On Wed, 2009-07-29 at 09:31 +0800, Zhu Yi wrote:

> > # cat /proc/net/wireless
> > Inter-| sta-| Quality | Discarded packets | Missed | WE
> > face | tus | link level noise | nwid crypt frag retry misc | beacon | 22
> > wlan0: 0000 63. -47. -256 0 0 0 0 0 0
> > wlan1: 0000 0 0 0 0 0 0 0 0 0
> > wlan2: 0000 0 0 0 0 0 0 0 0 0
> >
> > Where did that -256 for "noise" come from? It ends up confusing the
> > gkrellm-wifi plugin, it reports a S/N of 219dB ;)
>
> This should be related to http://git.kernel.org/?p=linux/kernel/git/linville/wireless-testing.git;a=commit;h=fdb897ea5c77836f890033d563336ab0c94c9222
>
> But I don't think this is an ABI broken. User space should parse the
> trailing '.' to see if a field is updated or not because there are cards
> not capable to report hardware noise level anyway. Johannes?

So I had to look at the code to figure out wtf is going on.

Then the value shown is calculated as:
((__s32) stats->qual.noise) - ((stats->qual.updated & IW_QUAL_DBM) ? 0x100 : 0)

and since we have dBm for the signal strength (and dBm is "all or
nothing") you get -256 since we don't fill noise right now.

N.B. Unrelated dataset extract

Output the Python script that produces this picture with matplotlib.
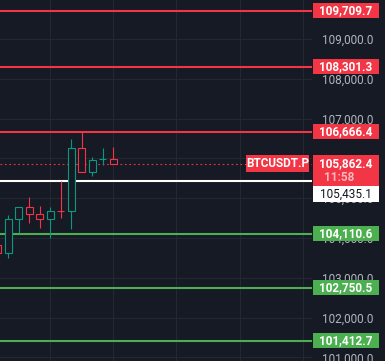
import matplotlib
matplotlib.use("Agg")
import matplotlib.pyplot as plt
from matplotlib.patches import Rectangle
from matplotlib.ticker import FuncFormatter, FixedLocator
import matplotlib.transforms as mtransforms

plt.rcParams['font.family'] = ['Roboto', 'DejaVu Sans']

# candles (index, open, high, low, close)
c_open = [103824, 103623, 104477, 104779, 104603, 104477, 104678, 104678, 106261, 105658, 105985, 105985]
c_high = [103870, 104578, 104790, 105030, 104804, 104779, 105432, 106487, 106666, 106035, 106261, 106286]
c_low = [103600, 103497, 104126, 104377, 104251, 104000, 104503, 104226, 105658, 105558, 105834, 105862]
c_close = [103623, 104477, 104779, 104603, 104477, 104678, 104670, 106261, 105658, 105960, 105990, 105862.4]

red_levels = [109709.7, 108301.3, 106666.4]
green_levels = [104110.6, 102750.5, 101412.7]
white_level = 105435.1
last_price = 105862.4
symbol = "BTCUSDT.P"
countdown = "11:58"
y_ticks = [101000, 102000, 103000, 104000, 105000, 106000, 107000, 108000, 109000, 110000]

BG = '#161a25'
GRID = '#242833'
RED = '#f23645'
GREEN = '#4caf50'
C_GREEN = '#089981'
TXT = '#b2b5be'

fig = plt.figure(figsize=(3.85, 3.61), dpi=100)
fig.patch.set_facecolor(BG)
ax = fig.add_axes([0, 0, 312 / 385, 1])
ax.set_facecolor(BG)
ax.set_xlim(0.2, 29.9)
ax.set_ylim(100910, 109980)
for s in ax.spines.values():
    s.set_visible(False)

ax.xaxis.set_major_locator(FixedLocator([5, 11, 17, 23, 29]))
ax.yaxis.set_major_locator(FixedLocator(y_ticks))
ax.grid(True, color=GRID, lw=0.8)
ax.set_axisbelow(True)
ax.tick_params(axis='x', length=0, labelbottom=False)
ax.yaxis.tick_right()
ax.tick_params(axis='y', length=0, pad=7, labelsize=8.5, labelcolor=TXT)
ax.yaxis.set_major_formatter(FuncFormatter(lambda v, p: f"{v:,.1f}"))

# candles
for i in range(len(c_open)):
    o, h, l, c = c_open[i], c_high[i], c_low[i], c_close[i]
    col = C_GREEN if c >= o else RED
    ax.vlines(i, l, h, color=col, lw=0.8, zorder=3)
    bot, top = min(o, c), max(o, c)
    ax.add_patch(Rectangle((i - 0.33, bot), 0.66, max(top - bot, 8),
                           facecolor=BG, edgecolor=col, lw=0.8, zorder=4))

# horizontal levels
for lv in red_levels:
    ax.axhline(lv, color=RED, lw=1.5, zorder=2)
for lv in green_levels:
    ax.axhline(lv, color=GREEN, lw=1.5, zorder=2)
ax.axhline(white_level, color='white', lw=1.5, zorder=2)
ax.axhline(last_price, color=RED, lw=0.8, ls=(0, (1.5, 2.5)), zorder=2)

# right-side price labels
trans = mtransforms.blended_transform_factory(ax.transAxes, ax.transData)
ppx = (109980 - 100910) / 361.0  # price per pixel
x0 = 313 / 312
bw = 66 / 312
bh = 15 * ppx


def tag(price, text, fc, tc, yc=None, h=bh):
    if yc is None:
        yc = price
    ax.add_patch(Rectangle((x0, yc - h / 2), bw, h, transform=trans,
                           facecolor=fc, edgecolor='none', clip_on=False, zorder=10))
    ax.text(x0 + bw / 2, yc, text, transform=trans, ha='center', va='center',
            color=tc, fontsize=8.5, fontweight='bold', clip_on=False, zorder=11)


for lv in red_levels:
    tag(lv, f"{lv:,.1f}", RED, 'white')
for lv in green_levels:
    tag(lv, f"{lv:,.1f}", GREEN, 'white')

# last price + countdown box
box_h = 31 * ppx
top = last_price + 9 * ppx
ax.add_patch(Rectangle((x0, top - box_h), bw, box_h, transform=trans,
                       facecolor=RED, edgecolor='none', clip_on=False, zorder=10))
ax.text(x0 + bw / 2, last_price + 0.5 * ppx, f"{last_price:,.1f}", transform=trans,
        ha='center', va='center', color='white', fontsize=8.5, fontweight='bold',
        clip_on=False, zorder=11)
ax.text(x0 + 0.035, last_price - 14 * ppx, countdown, transform=trans,
        ha='left', va='center', color='#f9b8be', fontsize=8.5, fontweight='bold',
        clip_on=False, zorder=11)

# white level label pushed below the countdown box
tag(white_level, f"{white_level:,.1f}", 'white', '#131722',
    yc=top - box_h - 8.5 * ppx, h=16 * ppx)
ax.texts[-1].set_fontweight('normal')

# symbol label
ax.add_patch(Rectangle((246 / 312, last_price - 8 * ppx), 63 / 312, 17 * ppx,
                       transform=trans, facecolor=RED, edgecolor='none', zorder=10))
ax.text(277.5 / 312, last_price + 0.5 * ppx, symbol, transform=trans, ha='center',
        va='center', color='white', fontsize=8.5, fontweight='bold', zorder=11)

fig.savefig("out.png", dpi=100, facecolor=BG)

However, it goes on like this:
stats->qual.updated & IW_QUAL_NOISE_UPDATED ? '.' : ' '

so you're right -- the tool shouldn't be using the value unless followed
by a dot (".").

Thus, your analysis is correct as far as I can tell -- it's a userspace
bug and your userspace just happened to work correctly with this card,
but would have been broken with almost all other wireless cards.